Step 5: Scaling the Dell Pro Max with GB10
That brought my thinking around to applying this to other companies. Frankly, there are many companies that do not have the capital or facilities to buy and house $200K+ 8-GPU servers, or even one of them. On the other hand, two of these are only around $8100.

Recently we did an in-depth piece using these showing why The NVIDIA GB10 ConnectX-7 200GbE Networking is Really Different. The networking is actually similar to what we saw when we did bi-directional 800Gbps traffic through the NVIDIA ConnectX-8 NIC in our review. NVIDIA has its (fast) Arm processor, Blackwell GPU, a lot of memory, and high-speed networking to allow for not just one of these to be used at a time. Doing that ConnectX-8 piece really helped give us the perspective that these are probably the best low-cost development tools for NVIDIA’s Arm, Blackwell, and RDMA networking stack. The RDMA networking is important because it provides a path to scale to larger models.

When I first saw the MikroTik CRS812-8DS-2DQ-2DDQ-RM and upcoming MikroTik CRS804 DDQ in Latvia last summer I told John Tully, MikroTik’s co-founder, that these were perfect for the GB10 clusters. Indeed, if you are buying a few of these units, then these have become the de-facto standard for low-power and lower-cost switches.

In the video, we showed you how to connect these not just to those smaller switches, but also a larger Dell Z9332F-ON 32-port 400GbE switch. We also tested these with the NVIDIA DGX Spark. These days we would strongly suggest getting a Dell Pro Max with GB10 over the DGX Spark because you get the ability to customize the storage and you can get Dell’s warranty and support services. That includes options for ProSupport Plus for drops and spills if you are planning to travel with these setups.

This is a somewhat strange way to think about it, but the thought I had while doing this is what if we treated the Dell Pro Max with GB10 as an “employee”. Using that mental model, we could then have several of these as a team. That team can do individual tasks (host different models) or be used together via RDMA networking to accomplish a larger task, hosting larger models.
Final Words
There is certainly a lot of benefit to getting higher-end systems instead of multiple Dell Pro Max with GB10’s. At the same time, these allow you to scale to your business needs if you think of them as 2 hours per week of time savings at $40 per hour for a year. For many business owners, managers, and so forth, they may want to have a local AI solution but coming up with a business case to host a super-fast 10kW server that costs $200,000 is difficult. On the other hand, everyone does reporting. Reporting is done on data that most organizations do not want to share to many cloud services, and there are likely countless organziations out there that have somone doing a 2 hour per week $40 per hour reporting role.

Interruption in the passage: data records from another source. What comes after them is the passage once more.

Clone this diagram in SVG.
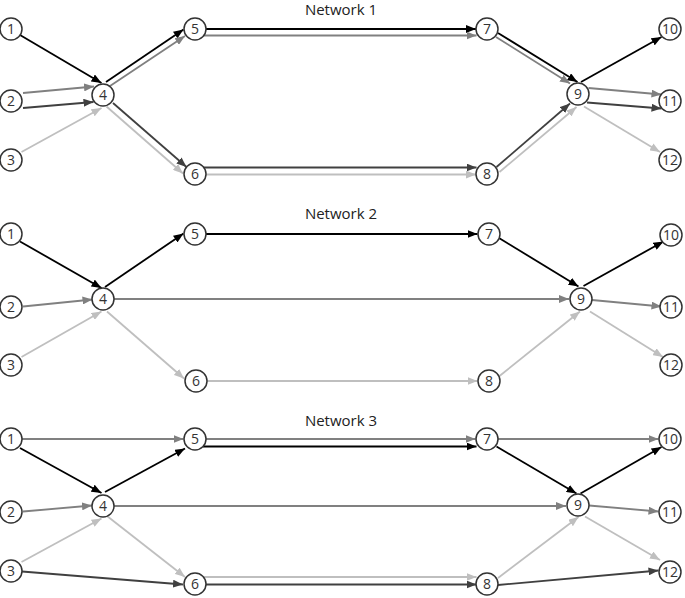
<svg xmlns="http://www.w3.org/2000/svg" width="685" height="598" viewBox="0 0 685 598">
<style>
.e{fill:none;stroke-width:1.8}
.k{stroke:#000;marker-end:url(#ak)}
.d{stroke:#404040;marker-end:url(#ad)}
.m{stroke:#808080;marker-end:url(#am)}
.l{stroke:#bfbfbf;marker-end:url(#al)}
.n circle{fill:#fff;stroke:#333;stroke-width:1.5}
.n text{font-family:"Open Sans","Liberation Sans",sans-serif;font-size:14px;fill:#333;text-anchor:middle}
.t{font-family:"Open Sans","Liberation Sans",sans-serif;font-size:15px;fill:#222;text-anchor:middle}
</style>
<defs>
<marker id="ak" viewBox="0 0 10 8" markerWidth="10" markerHeight="8" refX="10" refY="4" orient="auto" markerUnits="userSpaceOnUse"><path d="M0,0L10,4L0,8z" fill="#000"/></marker>
<marker id="ad" viewBox="0 0 10 8" markerWidth="10" markerHeight="8" refX="10" refY="4" orient="auto" markerUnits="userSpaceOnUse"><path d="M0,0L10,4L0,8z" fill="#404040"/></marker>
<marker id="am" viewBox="0 0 10 8" markerWidth="10" markerHeight="8" refX="10" refY="4" orient="auto" markerUnits="userSpaceOnUse"><path d="M0,0L10,4L0,8z" fill="#808080"/></marker>
<marker id="al" viewBox="0 0 10 8" markerWidth="10" markerHeight="8" refX="10" refY="4" orient="auto" markerUnits="userSpaceOnUse"><path d="M0,0L10,4L0,8z" fill="#bfbfbf"/></marker>
</defs>
<rect width="685" height="598" fill="#fff"/>
<text class="t" x="341" y="15">Network 1</text>
<text class="t" x="341" y="219">Network 2</text>
<text class="t" x="341" y="426">Network 3</text>
<g id="connectors">
<!-- Network 1 -->
<line class="e k" x1="20" y1="35" x2="101.5" y2="83"/>
<line class="e m" x1="23" y1="93" x2="94" y2="86.5"/>
<line class="e d" x1="23" y1="108" x2="93.5" y2="102"/>
<line class="e l" x1="21.5" y1="152" x2="101.5" y2="108"/>
<line class="e k" x1="106" y1="82" x2="183.5" y2="29.5"/>
<line class="e m" x1="108.5" y1="87" x2="185" y2="36"/>
<line class="e d" x1="113" y1="103" x2="186.5" y2="167"/>
<line class="e l" x1="106.5" y1="106.5" x2="183" y2="173.5"/>
<line class="e k" x1="206" y1="29" x2="476" y2="29"/>
<line class="e m" x1="203" y1="35.5" x2="476.5" y2="35.5"/>
<line class="e d" x1="203" y1="167.5" x2="476.5" y2="167.5"/>
<line class="e l" x1="206" y1="174.5" x2="476" y2="174.5"/>
<line class="e k" x1="498" y1="33" x2="577.5" y2="82"/>
<line class="e m" x1="496" y1="37" x2="570" y2="83.5"/>
<line class="e d" x1="496.5" y1="167" x2="570" y2="103.5"/>
<line class="e l" x1="499.5" y1="172" x2="576.5" y2="107"/>
<line class="e k" x1="581" y1="82" x2="661.5" y2="37"/>
<line class="e m" x1="588.5" y1="88" x2="661.5" y2="94.5"/>
<line class="e d" x1="587" y1="102.5" x2="661.5" y2="108.5"/>
<line class="e l" x1="584" y1="106.5" x2="660" y2="152"/>
<!-- Network 2 -->
<line class="e k" x1="20" y1="241.5" x2="101.5" y2="288"/>
<line class="e k" x1="105" y1="287" x2="183.5" y2="233.5"/>
<line class="e m" x1="23" y1="306.5" x2="92.5" y2="299.5"/>
<line class="e l" x1="21.5" y1="357" x2="101.5" y2="311.5"/>
<line class="e m" x1="114" y1="299" x2="569" y2="299"/>
<line class="e l" x1="107" y1="311.5" x2="184" y2="378.5"/>
<line class="e k" x1="206" y1="234" x2="477.5" y2="234"/>
<line class="e l" x1="207" y1="381" x2="477.5" y2="381"/>
<line class="e k" x1="499" y1="238" x2="578.5" y2="286.5"/>
<line class="e l" x1="499.5" y1="376" x2="580" y2="311.5"/>
<line class="e k" x1="583.5" y1="286" x2="663.5" y2="241.5"/>
<line class="e m" x1="592" y1="300" x2="661.5" y2="306.5"/>
<line class="e l" x1="590" y1="311.5" x2="663" y2="357"/>
<!-- Network 3 -->
<line class="e m" x1="22" y1="439" x2="183.5" y2="439"/>
<line class="e k" x1="20" y1="448" x2="101.5" y2="493"/>
<line class="e k" x1="105" y1="492" x2="185" y2="448.5"/>
<line class="e m" x1="23" y1="511.5" x2="92" y2="505.5"/>
<line class="e m" x1="114" y1="506" x2="566" y2="506"/>
<line class="e l" x1="21.5" y1="562" x2="101.5" y2="518.5"/>
<line class="e l" x1="107" y1="516" x2="185" y2="577"/>
<line class="e d" x1="22" y1="571.5" x2="183" y2="584.5"/>
<line class="e m" x1="206" y1="439" x2="475.5" y2="439"/>
<line class="e k" x1="203" y1="446.5" x2="476.5" y2="446.5"/>
<line class="e l" x1="203" y1="577" x2="476.5" y2="577"/>
<line class="e d" x1="206" y1="584.5" x2="476.5" y2="584.5"/>
<line class="e m" x1="498" y1="439" x2="658.5" y2="439"/>
<line class="e k" x1="496.5" y1="446.5" x2="576.5" y2="493.5"/>
<line class="e l" x1="498" y1="578" x2="578.5" y2="517"/>
<line class="e d" x1="498" y1="585" x2="658.5" y2="570.5"/>
<line class="e k" x1="580.5" y1="493.5" x2="661.5" y2="447"/>
<line class="e m" x1="589" y1="505.5" x2="658.5" y2="511.5"/>
<line class="e l" x1="585" y1="516.5" x2="660" y2="560"/>
</g>
<!-- Network 1 nodes -->
<g id="a1" class="n"><circle cx="11" cy="29" r="11"/><text x="11" y="34">1</text></g>
<g id="a2" class="n"><circle cx="11" cy="101" r="11"/><text x="11" y="106">2</text></g>
<g id="a3" class="n"><circle cx="11" cy="160" r="11"/><text x="11" y="165">3</text></g>
<g id="a4" class="n"><circle cx="103" cy="95" r="11"/><text x="103" y="100">4</text></g>
<g id="a5" class="n"><circle cx="195" cy="29" r="11"/><text x="195" y="34">5</text></g>
<g id="a6" class="n"><circle cx="195" cy="174" r="11"/><text x="195" y="179">6</text></g>
<g id="a7" class="n"><circle cx="487" cy="29" r="11"/><text x="487" y="34">7</text></g>
<g id="a8" class="n"><circle cx="487" cy="174" r="11"/><text x="487" y="179">8</text></g>
<g id="a9" class="n"><circle cx="578" cy="94" r="11"/><text x="578" y="99">9</text></g>
<g id="a10" class="n"><circle cx="670" cy="29" r="11"/><text x="670" y="34">10</text></g>
<g id="a11" class="n"><circle cx="670" cy="101" r="11"/><text x="670" y="106">11</text></g>
<g id="a12" class="n"><circle cx="670" cy="160" r="11"/><text x="670" y="165">12</text></g>
<!-- Network 2 nodes -->
<g id="b1" class="n"><circle cx="11" cy="234" r="11"/><text x="11" y="239">1</text></g>
<g id="b2" class="n"><circle cx="11" cy="307" r="11"/><text x="11" y="312">2</text></g>
<g id="b3" class="n"><circle cx="11" cy="365" r="11"/><text x="11" y="370">3</text></g>
<g id="b4" class="n"><circle cx="103" cy="299" r="11"/><text x="103" y="304">4</text></g>
<g id="b5" class="n"><circle cx="195" cy="234" r="11"/><text x="195" y="239">5</text></g>
<g id="b6" class="n"><circle cx="196" cy="381" r="11"/><text x="196" y="386">6</text></g>
<g id="b7" class="n"><circle cx="489" cy="234" r="11"/><text x="489" y="239">7</text></g>
<g id="b8" class="n"><circle cx="489" cy="381" r="11"/><text x="489" y="386">8</text></g>
<g id="b9" class="n"><circle cx="581" cy="299" r="11"/><text x="581" y="304">9</text></g>
<g id="b10" class="n"><circle cx="671" cy="235" r="11"/><text x="671" y="240">10</text></g>
<g id="b11" class="n"><circle cx="671" cy="307" r="11"/><text x="671" y="312">11</text></g>
<g id="b12" class="n"><circle cx="671" cy="365" r="11"/><text x="671" y="370">12</text></g>
<!-- Network 3 nodes -->
<g id="c1" class="n"><circle cx="11" cy="439" r="11"/><text x="11" y="444">1</text></g>
<g id="c2" class="n"><circle cx="11" cy="512" r="11"/><text x="11" y="517">2</text></g>
<g id="c3" class="n"><circle cx="11" cy="571" r="11"/><text x="11" y="576">3</text></g>
<g id="c4" class="n"><circle cx="103" cy="506" r="11"/><text x="103" y="511">4</text></g>
<g id="c5" class="n"><circle cx="195" cy="439" r="11"/><text x="195" y="444">5</text></g>
<g id="c6" class="n"><circle cx="195" cy="584" r="11"/><text x="195" y="589">6</text></g>
<g id="c7" class="n"><circle cx="487" cy="439" r="11"/><text x="487" y="444">7</text></g>
<g id="c8" class="n"><circle cx="487" cy="584" r="11"/><text x="487" y="589">8</text></g>
<g id="c9" class="n"><circle cx="578" cy="505" r="11"/><text x="578" y="510">9</text></g>
<g id="c10" class="n"><circle cx="670" cy="439" r="11"/><text x="670" y="444">10</text></g>
<g id="c11" class="n"><circle cx="670" cy="512" r="11"/><text x="670" y="517">11</text></g>
<g id="c12" class="n"><circle cx="670" cy="572" r="11"/><text x="670" y="577">12</text></g>
</svg>
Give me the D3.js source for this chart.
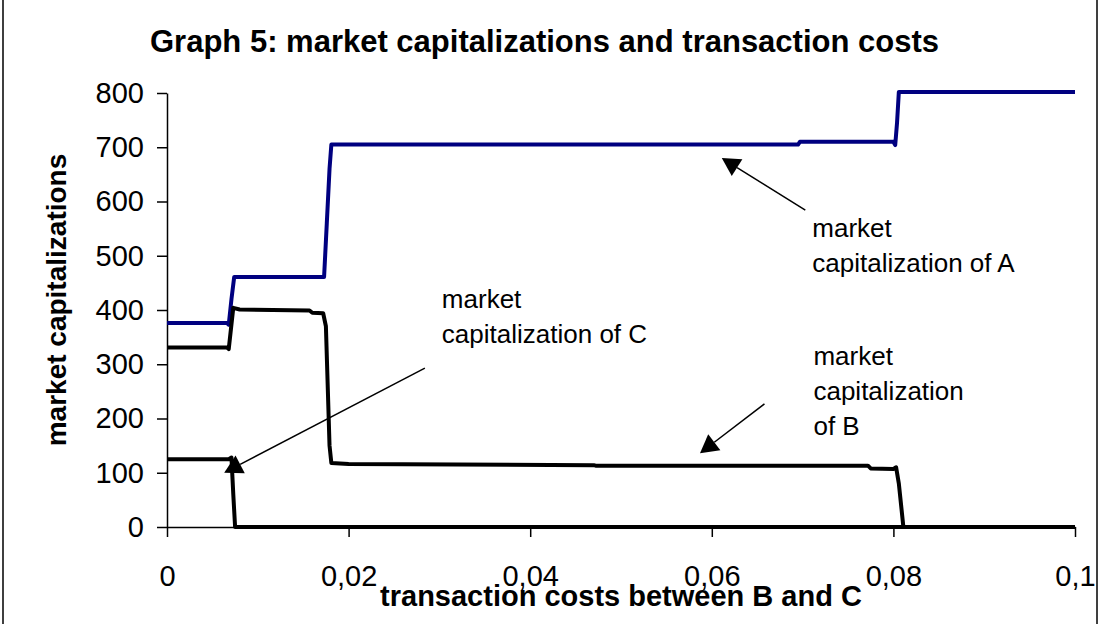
<!DOCTYPE html>
<html>
<head>
<meta charset="utf-8">
<script src="https://cdn.jsdelivr.net/npm/d3@7"></script>
<style>
  body { margin: 0; background: #fff; }
  svg { display: block; font-family: "Liberation Sans", Arial, sans-serif; }
</style>
</head>
<body>
<svg id="chart" width="1104" height="624"></svg>
<script>
// values
const xA = [0, 0.0066, 0.0068, 0.0071, 0.0074, 0.0173, 0.0176, 0.0179, 0.0181, 0.0695, 0.0697, 0.0800, 0.0802, 0.0804, 0.0806, 0.1];
const capA = [376, 376, 373, 420, 461, 461, 560, 660, 705, 705, 710, 710, 704, 745, 802, 802];

const xB = [0, 0.0066, 0.0068, 0.0073, 0.0080, 0.0157, 0.0160, 0.0172, 0.0175, 0.0179, 0.0181, 0.0200, 0.0470, 0.0472, 0.0772, 0.0775, 0.0800, 0.0803, 0.0806, 0.0811, 0.1];
const capB = [331, 331, 328, 404, 401, 399, 395, 394, 370, 150, 118, 116, 114, 113, 113, 108, 107, 110, 80, 0, 0];

const xC = [0, 0.0068, 0.0071, 0.0073, 0.0075, 0.1];
const capC = [125, 125, 128, 60, 0, 0];

const xTicks = [0, 0.02, 0.04, 0.06, 0.08, 0.1];
const yTicks = [0, 100, 200, 300, 400, 500, 600, 700, 800];

// annotation labels, arrow tip and tail in data units
const noteLines = [["market", "capitalization of A"], ["market", "capitalization", "of B"], ["market", "capitalization of C"]];
const noteTip = [[0.0611, 680], [0.0587, 136], [0.0063, 100]];
const noteTail = [[0.0703, 584], [0.0658, 227], [0.0284, 293]];

const svg = d3.select("#chart");
const W = 1104, H = 624;

// outer frame (top and bottom fall outside the picture)
svg.append("rect")
    .attr("x", 3).attr("y", -10)
    .attr("width", 1094).attr("height", H + 20)
    .attr("fill", "#fff").attr("stroke", "#000").attr("stroke-width", 1.5);

const x = d3.scaleLinear().domain([0, 0.1]).range([167, 1075]);
const y = d3.scaleLinear().domain([0, 800]).range([527, 93]);

// axes
const fmt = d => String(d).replace(".", ",");
const gx = svg.append("g")
    .attr("transform", `translate(0,${y(0)})`)
    .call(d3.axisBottom(x).tickValues(xTicks).tickFormat(fmt).tickSize(10).tickSizeOuter(0).tickPadding(28));
const gy = svg.append("g")
    .attr("transform", `translate(${x(0)},0)`)
    .call(d3.axisLeft(y).tickValues(yTicks).tickSize(10).tickSizeOuter(0).tickPadding(13));
[gx, gy].forEach(g => {
    g.selectAll("path, line").attr("stroke", "#000").attr("stroke-width", 1.5);
    g.selectAll("text").attr("font-size", 29).attr("fill", "#000")
        .attr("font-family", "'Liberation Sans', Arial, sans-serif");
});

// series
const line = d3.line().x(d => x(d[0])).y(d => y(d[1]));
const series = [
    { xs: xA, ys: capA, color: "#000080" },
    { xs: xB, ys: capB, color: "#000" },
    { xs: xC, ys: capC, color: "#000" }
];
series.forEach(s => {
    svg.append("path")
        .datum(s.xs.map((v, i) => [v, s.ys[i]]))
        .attr("d", line)
        .attr("fill", "none")
        .attr("stroke", s.color)
        .attr("stroke-width", 4)
        .attr("stroke-linejoin", "round");
});

// annotations with arrows
const textOffset = [[7, 27], [49, -39], [17, -60]];
noteLines.forEach((lines, i) => {
    const tx = x(noteTail[i][0]), ty = y(noteTail[i][1]);
    const hx = x(noteTip[i][0]), hy = y(noteTip[i][1]);
    const ang = Math.atan2(hy - ty, hx - tx);
    const len = 18, half = 10;
    const bx = hx - len * Math.cos(ang), by = hy - len * Math.sin(ang);
    svg.append("line")
        .attr("x1", tx).attr("y1", ty).attr("x2", bx).attr("y2", by)
        .attr("stroke", "#000").attr("stroke-width", 1.5);
    svg.append("path")
        .attr("d", `M${hx},${hy}L${bx + half * Math.sin(ang)},${by - half * Math.cos(ang)}L${bx - half * Math.sin(ang)},${by + half * Math.cos(ang)}Z`)
        .attr("fill", "#000");
    const t = svg.append("text")
        .attr("font-size", 26)
        .attr("fill", "#000");
    lines.forEach((l, k) => {
        t.append("tspan")
            .attr("x", tx + textOffset[i][0])
            .attr("y", ty + textOffset[i][1] + k * 35)
            .text(l);
    });
});

// titles
svg.append("text")
    .attr("x", 150).attr("y", 52)
    .attr("font-size", 31).attr("font-weight", "bold")
    .text("Graph 5: market capitalizations and transaction costs");
svg.append("text")
    .attr("x", (x(0) + x(0.1)) / 2).attr("y", 606)
    .attr("text-anchor", "middle")
    .attr("font-size", 29).attr("font-weight", "bold")
    .text("transaction costs between B and C");
svg.append("text")
    .attr("transform", "translate(66,300) rotate(-90)")
    .attr("text-anchor", "middle")
    .attr("font-size", 28).attr("font-weight", "bold")
    .text("market capitalizations");
</script>
</body>
</html>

I know that many folks will read this and have ideas of what can be changed. Some may think “I could do this better with a NVIDIA RTX Pro 6000 Workstation” or “I would just use a cloud service to generate tokens faster.” All of these are true statements, but that is perhaps the point of this. It was a fairly easy worfklow to setup, going from a flow chart on a notepad, to a functioning AI-powered reporting tool a few hours later. Using this is something that frees up my time without having to hire an additional part time role. Instead, we were able to get a well-known individual as STH’s new managing editor.

Our other key takeaway was a big one. What enabled this was not running a smaller model fast. It was running a larger model, with higher accuracy, even if it was much slower. We are already budgeting 2-4 hours per week for this, so it is not something I am expecting, nor do we need answers within five seconds. What I need is to be able to trust the result of the workflow. Ideally, I could have extremely fast result I could trust, but in a sub-$10,000 workflow these days that is hard to do using a different tool.